4. **Solve for x:** To isolate $x$, we add 1 to all parts of the inequality:
$2 + 1 < x - 1 + 1 < 4 + 1$
$3 < x < 5$

5. **Interpret in the complex plane:** This result tells us that the real part of $z$ (which is $x$) must be strictly between 3 and 5. There is no restriction on the imaginary part ($y$), meaning $y$ can be any real number.
This describes a vertical strip in the complex plane. The strip is bounded by two vertical lines: $x=3$ and $x=5$. Since the inequalities are strict ($<$), the boundary lines themselves are *not* included in the set.

6. **Sketch the set:**
* Draw a complex plane (horizontal axis is the real axis, vertical axis is the imaginary axis).
* Draw a dashed vertical line at $x=3$.
* Draw another dashed vertical line at $x=5$.
* Shade the region between these two dashed lines. This shaded region extends infinitely upwards and downwards.

7. **Determine if it's a domain:** A "domain" in complex analysis is a set that is both **open** and **connected**.
* **Open:** Our set uses strict inequalities ($3 < x < 5$), which means it does not include its boundary points ($x=3$ and $x=5$).
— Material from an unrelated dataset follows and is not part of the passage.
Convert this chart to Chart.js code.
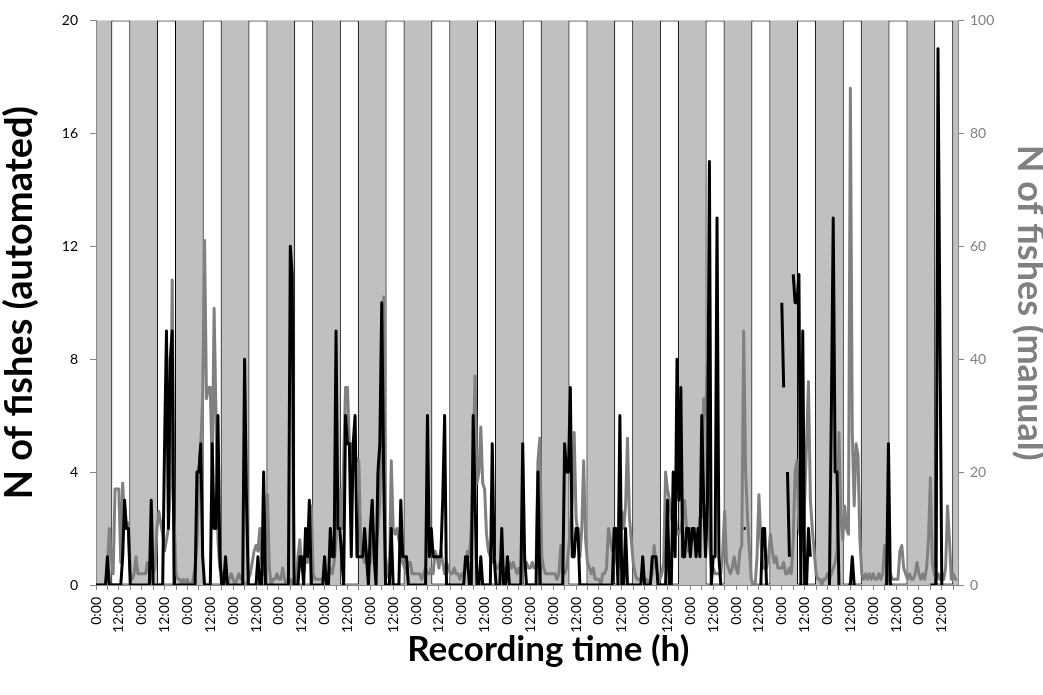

If you pick any point in our shaded strip, you can always draw a tiny circle around it that stays entirely within the strip. So, the set is open.
* **Connected:** The shaded strip is all in one piece. You can pick any two points within the strip and draw a continuous path between them that stays entirely within the strip. So, the set is connected.
Since the set is both open and connected, it is indeed a domain.

Alternative answer

Answer:
The set of points satisfying the inequality $2 < \operatorname{Re}(z - 1) < 4$ is a vertical strip in the complex plane, bounded by the lines $x=3$ and $x=5$, but not including these lines.
Yes, the set is a domain. Explain
This is a question about **complex numbers and inequalities** in the complex plane. We also need to figure out if the shape we get is what mathematicians call a "domain." The solving step is:

First, let's remember that a complex number $z$ can be written as $z = x + iy$, where $x$ is the "real part" (we write it as $\operatorname{Re}(z)$) and $y$ is the "imaginary part" (we write it as $\operatorname{Im}(z)$).
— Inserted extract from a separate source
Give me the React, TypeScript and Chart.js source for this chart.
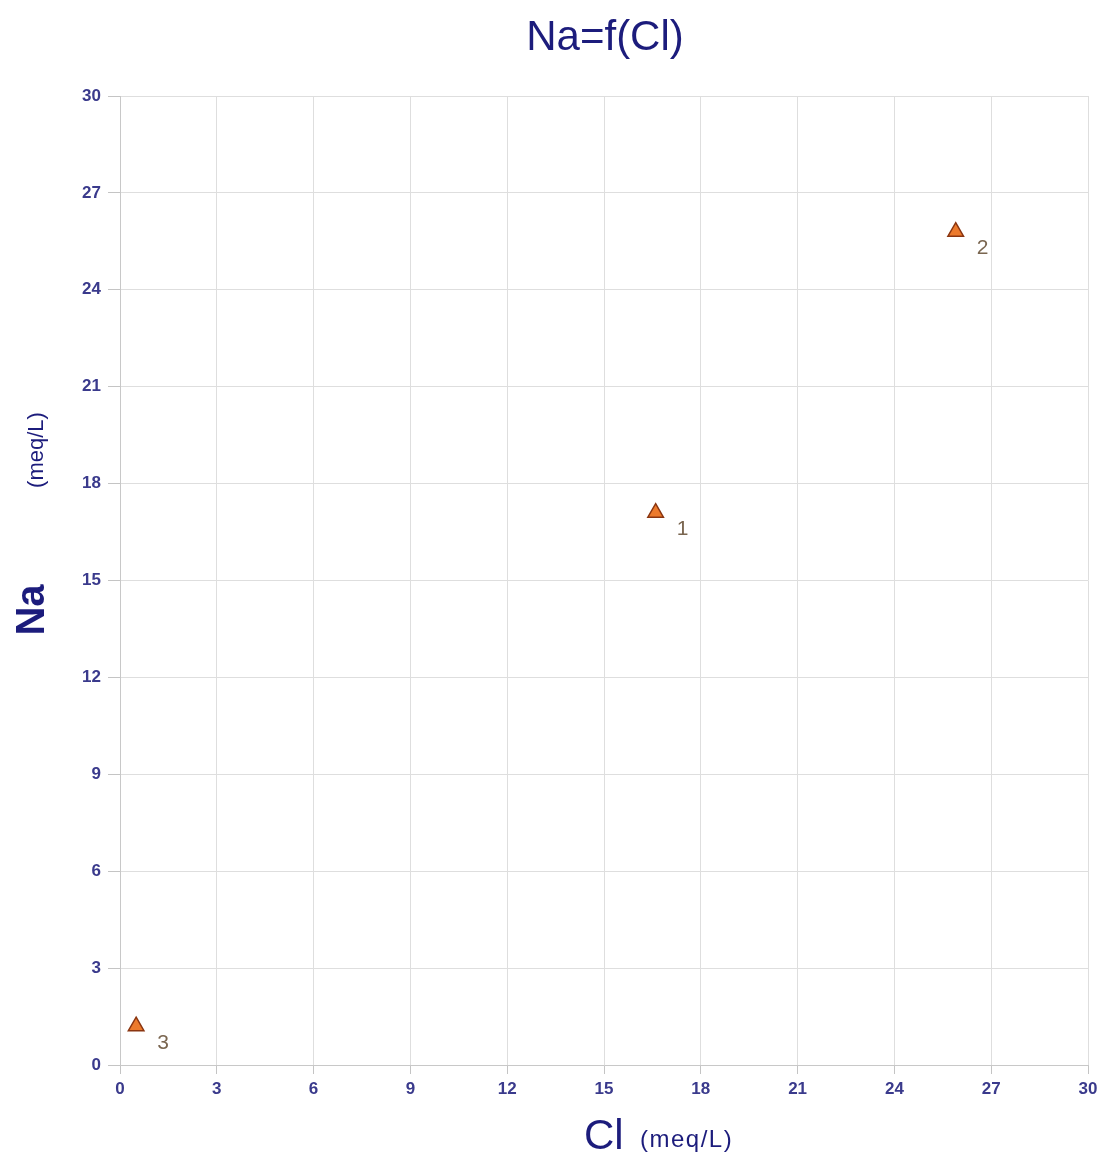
import React, { useEffect, useRef } from "react";
import { Chart, registerables } from "chart.js";

Chart.register(...registerables);

const sampleLabels = ["1", "2", "3"];
const clValues = [16.6, 25.9, 0.5];
const naValues = [17.1, 25.8, 1.2];
const tickValues = [0, 3, 6, 9, 12, 15, 18, 21, 24, 27, 30];
const chartTitle = "Na=f(Cl)";
const xTitle = "Cl";
const yTitle = "Na";
const unitText = "(meq/L)";

const NAVY = "#1c1c7c";
const TICK = "#3a3a8c";
const FAM = "Arial, 'Liberation Sans', sans-serif";

const overlay = {
  id: "overlay",
  afterDraw(chart: any) {
    const ctx = chart.ctx;
    const area = chart.chartArea;
    ctx.save();
    // title
    ctx.fillStyle = NAVY;
    ctx.textAlign = "center";
    ctx.textBaseline = "middle";
    ctx.font = `42px ${FAM}`;
    ctx.fillText(chartTitle, (area.left + area.right) / 2 + 1, 38);
    // x title
    ctx.textAlign = "left";
    ctx.font = `42px ${FAM}`;
    ctx.fillText(xTitle, 584, 1137);
    ctx.font = `24px ${FAM}`;
    (ctx as any).letterSpacing = "1.5px";
    ctx.fillText(unitText, 640, 1140);
    (ctx as any).letterSpacing = "0px";
    // y title
    ctx.save();
    ctx.translate(33, 610);
    ctx.rotate(-Math.PI / 2);
    ctx.textAlign = "center";
    ctx.font = `bold 40px ${FAM}`;
    ctx.fillText(yTitle, 0, 0);
    ctx.restore();
    ctx.save();
    ctx.translate(37, 450);
    ctx.rotate(-Math.PI / 2);
    ctx.textAlign = "center";
    ctx.font = `22px ${FAM}`;
    ctx.fillText(unitText, 0, 0);
    ctx.restore();
    // point labels
    const meta = chart.getDatasetMeta(0);
    ctx.fillStyle = "#7a6650";
    ctx.font = `21px ${FAM}`;
    ctx.textAlign = "center";
    meta.data.forEach((el: any, i: number) => {
      ctx.fillText(sampleLabels[i], el.x + 27, el.y + 17);
    });
    ctx.restore();
  },
};

export default function App() {
  const ref = useRef<HTMLCanvasElement>(null);
  useEffect(() => {
    document.body.style.margin = "0";
    const chart = new Chart(ref.current!, {
      type: "scatter",
      data: {
        datasets: [
          {
            data: clValues.map((x, i) => ({ x, y: naValues[i] })),
            pointStyle: "triangle",
            pointRadius: 9,
            pointBackgroundColor: "#ec7a2c",
            pointBorderColor: "#8a3510",
            pointBorderWidth: 1.5,
          },
        ],
      },
      plugins: [overlay],
      options: {
        animation: false,
        responsive: false,
        layout: { padding: { left: 0, top: 96, right: 16, bottom: 0 } },
        plugins: { legend: { display: false }, tooltip: { enabled: false } },
        scales: {
          x: {
            type: "linear",
            min: 0,
            max: 30,
            afterFit: (s: any) => {
              s.height = 92;
            },
            afterBuildTicks: (s: any) => {
              s.ticks = tickValues.map((v) => ({ value: v }));
            },
            grid: { color: "#dedede", tickLength: 9, tickColor: "#c4c4c4" },
            border: { color: "#c8c8c8" },
            ticks: { color: TICK, font: { size: 17, weight: "bold", family: FAM }, padding: 5 },
          },
          y: {
            type: "linear",
            min: 0,
            max: 30,
            afterFit: (s: any) => {
              s.width = 120;
            },
            afterBuildTicks: (s: any) => {
              s.ticks = tickValues.map((v) => ({ value: v }));
            },
            grid: { color: "#dedede", tickLength: 12, tickColor: "#c4c4c4" },
            border: { color: "#c8c8c8" },
            ticks: { color: TICK, font: { size: 17, weight: "bold", family: FAM }, padding: 7 },
          },
        },
      },
    } as any);
    return () => chart.destroy();
  }, []);
  return <canvas ref={ref} width={1104} height={1157} style={{ display: "block" }} />;
}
1. **Let's break down the expression $\operatorname{Re}(z - 1)$:**
If $z = x + iy$, then $z - 1$ means we subtract 1 from the real part:
$z - 1 = (x + iy) - 1 = (x - 1) + iy$.
So, the real part of $(z - 1)$ is just $x - 1$.

2. **Now, let's put this back into our inequality:**
The problem says $2 < \operatorname{Re}(z - 1) < 4$.
Since $\operatorname{Re}(z - 1)$ is $x - 1$, our inequality becomes:
$2 < x - 1 < 4$

3. **Solving for x:**
To get $x$ by itself in the middle, we need to add 1 to all parts of the inequality:
$2 + 1 < (x - 1) + 1 < 4 + 1$
This simplifies to:
$3 < x < 5$

4. **Sketching the set of points:**
This inequality $3 < x < 5$ tells us that the real part of $z$ (which is $x$) must be greater than 3 but less than 5. There's no restriction on the imaginary part ($y$), so $y$ can be any real number.
In the complex plane (which is like a regular coordinate plane where the x-axis is the real axis and the y-axis is the imaginary axis), this looks like a vertical strip. It's bounded by two vertical lines: one at $x=3$ and another at $x=5$. The "less than" and "greater than" signs (not "less than or equal to") mean that the lines $x=3$ and $x=5$ themselves are *not* included in our set. It's just the space *between* them.
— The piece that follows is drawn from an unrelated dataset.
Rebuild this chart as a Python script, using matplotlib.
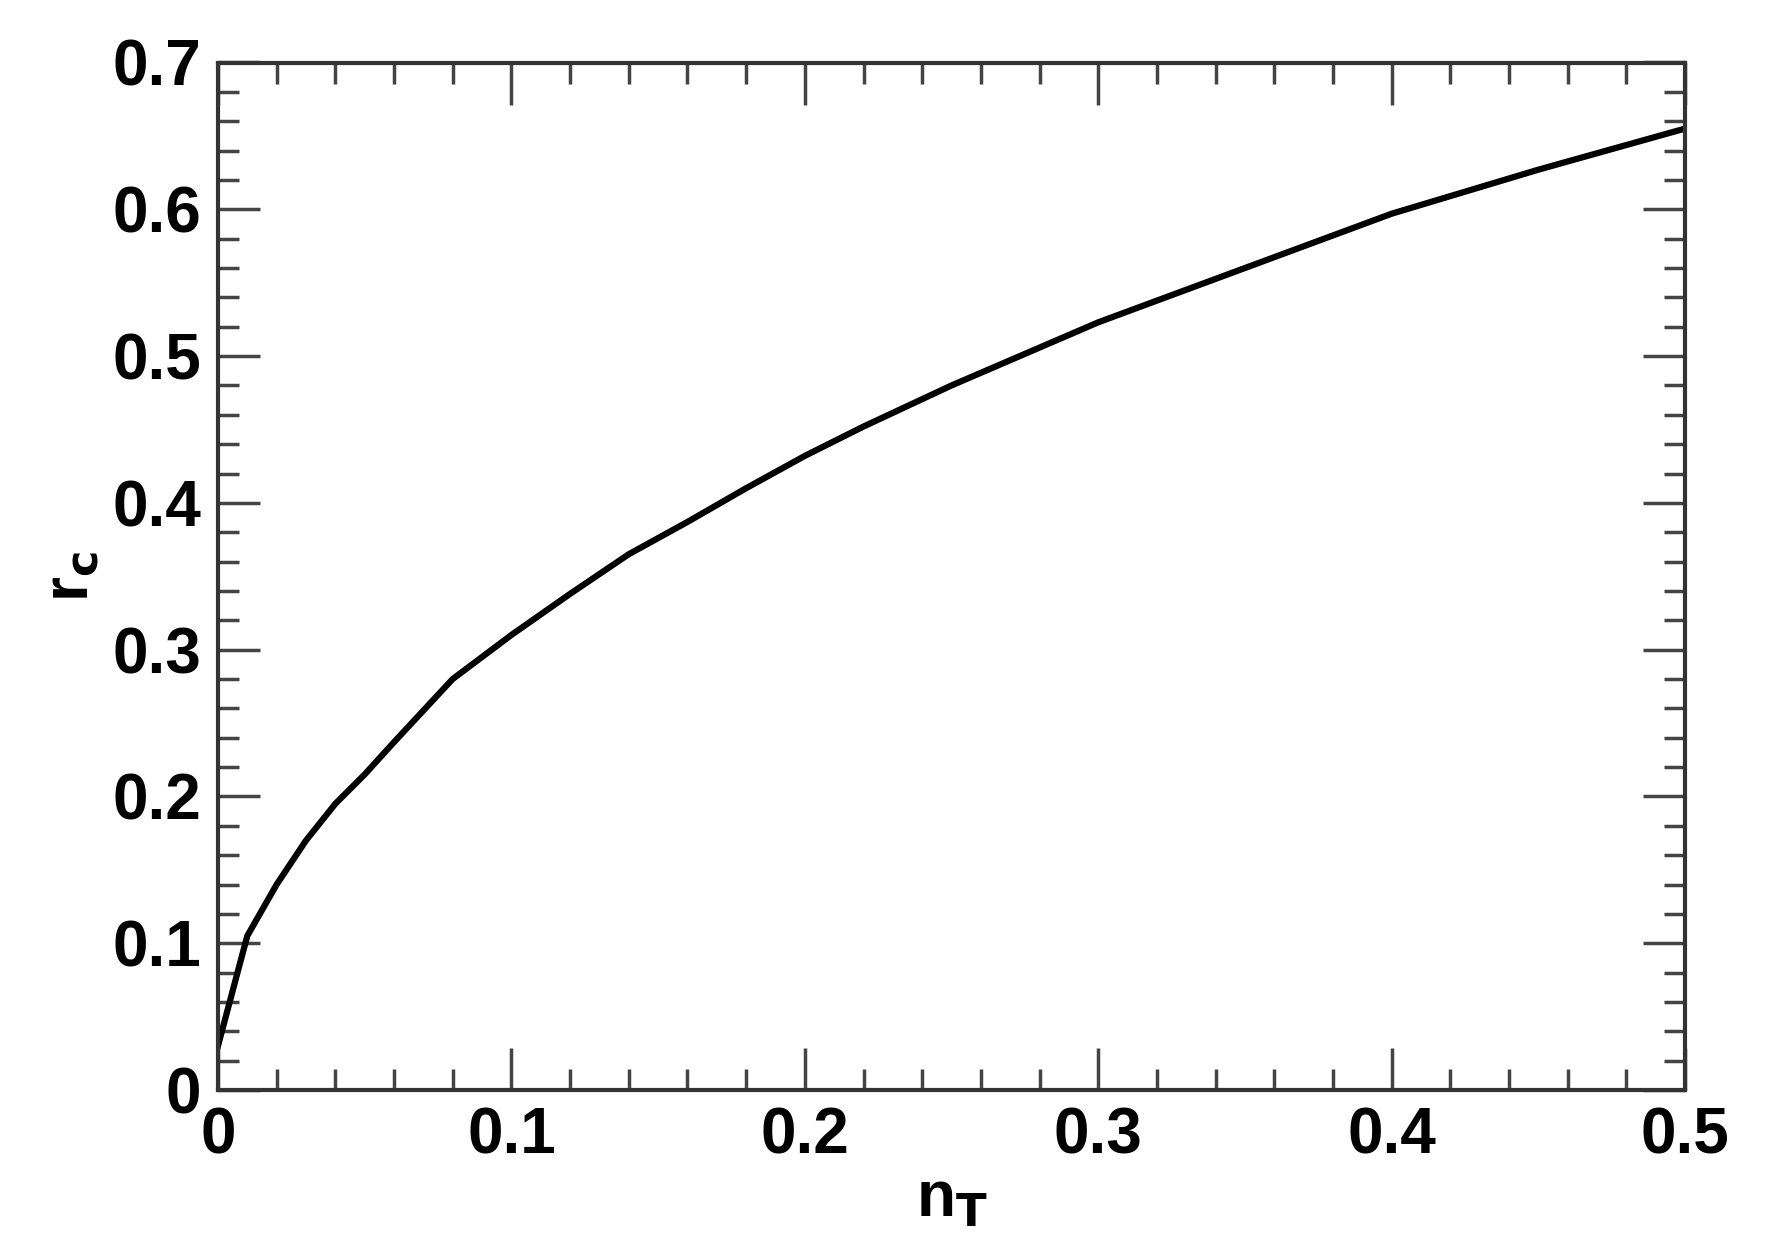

5. **Determining if the set is a domain:**
In math, a "domain" is a special kind of set. For us, it basically means two things:
* **It's "open":** This means that if you pick any point in the set, you can always draw a tiny little circle around it that stays completely inside the set. Since our strip doesn't include its boundary lines ($x=3$ and $x=5$), you can always wiggle a little bit in any direction from any point inside the strip without leaving it. So, it's "open."
* **It's "connected":** This means you can draw a path from any point in the set to any other point in the set without ever leaving the set. Our vertical strip is one continuous piece; you can easily draw a straight line from any point in the strip to any other point in the strip. So, it's "connected."
Because our set is both open and connected, yes, it is a domain!